Answer: The point S must be located at (0, -4).
The area of the square is 50 square units. Explain
This is a question about coordinate geometry and properties of a square . The solving step is:

First, let's plot the points we know: P(5,1), Q(0,6), and R(-5,1).

1. **Find the location of point S:**
* If we look at points P(5,1) and R(-5,1), we can see they are on the same horizontal line (y=1). They are across from each other, 5 units to the right of the y-axis and 5 units to the left of the y-axis.
* The middle point of PR would be at (0,1). This is the center of the square because PR is a diagonal.
* Now look at point Q(0,6). It's on the y-axis, 6 units up.
* For a square, the other diagonal, QS, must also pass through the center (0,1).
* Think about how Q is positioned relative to the center (0,1).
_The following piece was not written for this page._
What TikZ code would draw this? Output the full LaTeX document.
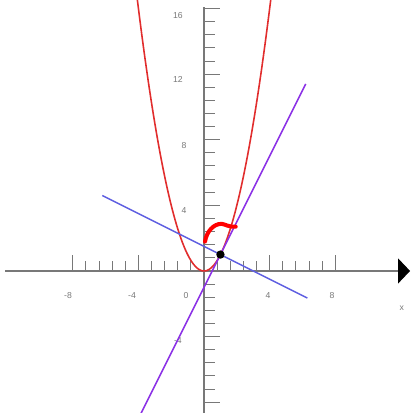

Q is at (0,6), so it's 5 units straight up from the center (0,1) because 6 - 1 = 5.
* Since S must be on the opposite side of the center and the same distance away, S must be 5 units straight down from the center (0,1).
* So, S will be at (0, 1 - 5) which means S is at (0, -4).

2. **Find the area of the square:**
* To find the area of the square, we need to know the length of one of its sides.
* Let's check the side PQ. From P(5,1) to Q(0,6):
* We go 5 units left (from x=5 to x=0).
* We go 5 units up (from y=1 to y=6).
* Imagine drawing a big square box around our whole square.
* The smallest x-value is -5 (from R). The largest x-value is 5 (from P). So the box is 5 - (-5) = 10 units wide.
* The smallest y-value is -4 (from S). The largest y-value is 6 (from Q). So the box is 6 - (-4) = 10 units tall.
* This means our square fits perfectly inside a 10x10 square! The area of this big box is 10 * 10 = 100 square units.
* Now, let's look at the corners that are *not* part of our square PQRS. These are triangles.
* Each side of our square (like PQ, QR, RS, SP) makes a little right-angled triangle with the grid lines, where the "legs" of the triangle are 5 units long (because x changed by 5 and y changed by 5).
* The area of one of these corner triangles is (1/2) * base * height = (1/2) * 5 * 5 = (1/2) * 25 = 12.5 square units.
* Since there are 4 such triangles around our square, their total area is 4 * 12.5 = 50 square units.
* The area of our square PQRS is the area of the big 10x10 box minus the area of the 4 corner triangles.
* Area of square = 100 - 50 = 50 square units.

Alternative answer

Answer: The point S must be located at (0, -4).
The area of the square is 50 square units. Explain
This is a question about coordinate geometry, properties of squares, and finding the area of a square . The solving step is:

First, let's plot the points P(5,1), Q(0,6), and R(-5,1) on a coordinate plane.

1. **Look at the points P and R:** P is at (5,1) and R is at (-5,1). See how their 'y' coordinate is the same (it's 1)? This means the line segment PR is flat, or horizontal. The distance between P and R is 5 - (-5) = 10 units.
2. **Find the middle of PR:** Since P is at x=5 and R is at x=-5, the middle of PR is right at x=0. The y-coordinate is 1. So, the midpoint of PR is (0,1).
3. **Look at point Q:** Q is at (0,6). Notice that Q is directly above the midpoint of PR (0,1). The distance from Q to the midpoint (0,1) is 6 - 1 = 5 units.
4. **Properties of a square:** In a square, the two diagonals (PR and QS) cut each other exactly in half (they bisect each other), and they are also perpendicular (they cross at a right angle). Also, they have the same length.
5. **Finding point S:** We know PR is one diagonal, and its midpoint is (0,1). Q is one end of the *other* diagonal. For the diagonals to bisect each other at (0,1), point S must be the other end of the diagonal, and it needs to be the same distance from (0,1) as Q is, but in the opposite direction.
* Q is at (0,6). Its x-coordinate is 0, which is the same as the midpoint's x-coordinate. So, S will also have an x-coordinate of 0.
* Q's y-coordinate (6) is 5 units *above* the midpoint's y-coordinate (1). So, S's y-coordinate must be 5 units *below* the midpoint's y-coordinate (1).
* 1 - 5 = -4.
* So, point S is at (0, -4).
6. **Calculate the area of the square:** To find the area, we need the length of one side. Let's find the length of the side PQ.
* To go from P(5,1) to Q(0,6):
* We go left 5 units (from x=5 to x=0).
* We go up 5 units (from y=1 to y=6).
* Imagine a right triangle with legs of length 5 and 5. The side PQ is the hypotenuse!
* Using the Pythagorean theorem (which we learn in school!): side² = (change in x)² + (change in y)²
* side² = 5² + 5² = 25 + 25 = 50.
* So, the length of one side of the square is the square root of 50.
* The area of a square is side × side.
* Area = (√50) × (√50) = 50.